Direction - Will you quote precisely the lines that run from the top of the material below to the line containing "plt.rcParams['font.family'] = ['Open", both ends included?

Collected material -
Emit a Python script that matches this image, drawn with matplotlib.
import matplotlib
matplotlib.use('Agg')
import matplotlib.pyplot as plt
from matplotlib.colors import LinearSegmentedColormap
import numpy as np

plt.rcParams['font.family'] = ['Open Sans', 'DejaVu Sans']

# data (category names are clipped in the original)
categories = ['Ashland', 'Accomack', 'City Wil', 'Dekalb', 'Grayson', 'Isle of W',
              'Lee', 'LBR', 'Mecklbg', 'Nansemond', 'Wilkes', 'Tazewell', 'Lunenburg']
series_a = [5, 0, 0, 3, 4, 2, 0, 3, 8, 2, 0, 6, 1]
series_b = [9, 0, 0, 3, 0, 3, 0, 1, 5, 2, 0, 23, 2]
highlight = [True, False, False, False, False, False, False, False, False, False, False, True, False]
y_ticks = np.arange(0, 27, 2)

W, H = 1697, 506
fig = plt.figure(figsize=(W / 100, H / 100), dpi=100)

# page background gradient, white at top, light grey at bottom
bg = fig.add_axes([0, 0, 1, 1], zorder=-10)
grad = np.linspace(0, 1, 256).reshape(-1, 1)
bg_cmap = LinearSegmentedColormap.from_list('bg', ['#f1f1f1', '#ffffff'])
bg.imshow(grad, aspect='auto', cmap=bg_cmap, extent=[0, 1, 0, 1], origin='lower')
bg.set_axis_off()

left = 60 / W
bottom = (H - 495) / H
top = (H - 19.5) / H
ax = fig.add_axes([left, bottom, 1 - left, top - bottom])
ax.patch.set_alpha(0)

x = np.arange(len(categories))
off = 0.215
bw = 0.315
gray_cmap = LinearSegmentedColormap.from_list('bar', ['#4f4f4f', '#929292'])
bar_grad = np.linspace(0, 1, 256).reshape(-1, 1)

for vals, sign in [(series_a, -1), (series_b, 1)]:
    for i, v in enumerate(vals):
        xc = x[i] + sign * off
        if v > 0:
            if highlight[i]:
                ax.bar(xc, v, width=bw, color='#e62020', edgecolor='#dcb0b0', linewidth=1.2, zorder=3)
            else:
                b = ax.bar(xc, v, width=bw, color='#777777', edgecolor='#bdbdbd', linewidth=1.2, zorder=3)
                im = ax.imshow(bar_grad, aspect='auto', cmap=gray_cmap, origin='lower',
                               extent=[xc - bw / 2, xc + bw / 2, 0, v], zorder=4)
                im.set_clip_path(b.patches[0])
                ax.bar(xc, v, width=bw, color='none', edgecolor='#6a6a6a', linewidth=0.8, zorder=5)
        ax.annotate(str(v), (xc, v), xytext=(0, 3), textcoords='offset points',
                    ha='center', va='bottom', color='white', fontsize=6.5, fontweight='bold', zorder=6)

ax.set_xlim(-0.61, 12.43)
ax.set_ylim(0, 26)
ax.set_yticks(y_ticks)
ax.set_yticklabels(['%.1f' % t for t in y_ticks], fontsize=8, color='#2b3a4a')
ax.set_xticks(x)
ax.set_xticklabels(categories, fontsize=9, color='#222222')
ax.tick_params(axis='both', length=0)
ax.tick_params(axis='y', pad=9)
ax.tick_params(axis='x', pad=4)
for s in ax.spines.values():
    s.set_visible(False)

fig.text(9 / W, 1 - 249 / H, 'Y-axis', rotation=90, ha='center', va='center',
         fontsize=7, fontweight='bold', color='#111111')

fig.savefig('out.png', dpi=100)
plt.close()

Full solution -
Emit a Python script that matches this image, drawn with matplotlib.
import matplotlib
matplotlib.use('Agg')
import matplotlib.pyplot as plt
from matplotlib.colors import LinearSegmentedColormap
import numpy as np

plt.rcParams['font.family'] = ['Open Sans', 'DejaVu Sans']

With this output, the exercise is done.